Внук канцлера оставил такой портрет деда: «Ему было 76 лет, но он казался на десяток лет моложе… Седые волосы, разделённые пробором, были ещё довольно густы. Бакенбарды обрамляли лицо, делая его более длинным, черты же резкими. Нос крупный, орлиный… взгляд одновременно пристальный и улыбающийся под круглыми стёклами очков в серебряной оправе. Уголки несколько великоватого рта во время беседы приподнимались в язвительной улыбке. Голос ясный, звонкий, вибрирующий и ещё молодой. Руки тонкие и очень ухоженные, хотя и имевшие следы частых приступов подагры. Ступня маленькая и красиво изогнута».
Граф Карл Васильевич рано ложился спать и рано вставал и не увлекался никакими излишествами. Никогда не курил и не выносил табачного запаха и дыма. Всю жизнь имел прекрасный аппетит и здоровый желудок. Знал толк в кушаньях и винах, за модой не следовал, «показывая уважение к ушедшему времени». По натуре был общителен, любил компании и дамское общество, был завсегдатаем салона императрицы Александры Фёдоровны.
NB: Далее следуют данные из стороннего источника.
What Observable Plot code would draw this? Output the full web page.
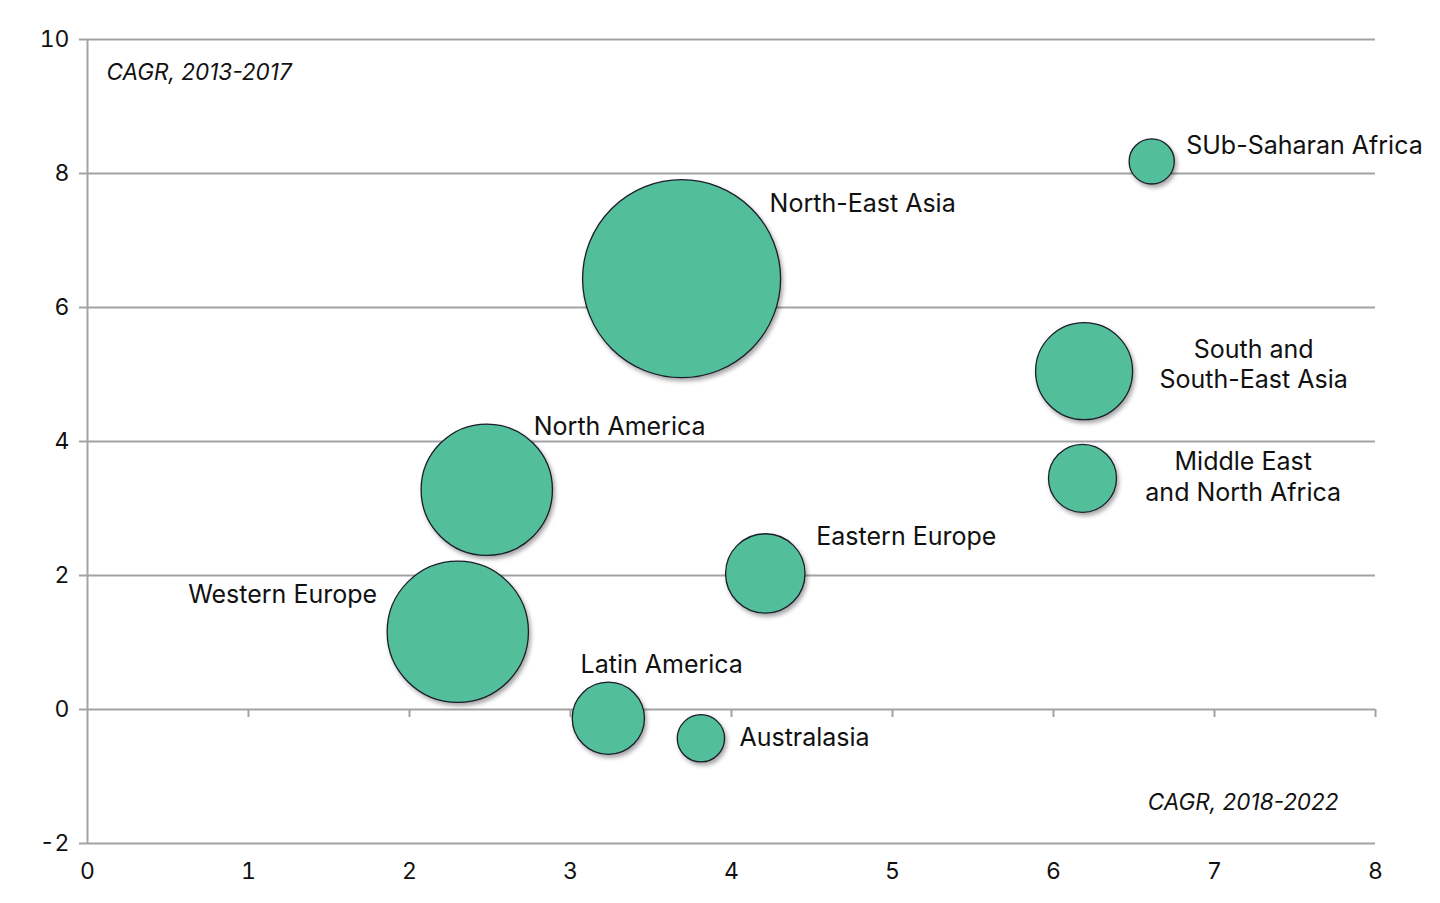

Устраивал и у себя музыкальные вечера, на которых блистала его племянница Мария, даровитая пианистка, ставшая известной в Европе под именем Калержи. Нессельроде любил музыку, предпочитал слушать итальянские и немецкие оперы, но на спектаклях часто засыпал под убаюкивающую музыку оркестра рядом с министром двора графом А. В. Адлербергом (1818–1888).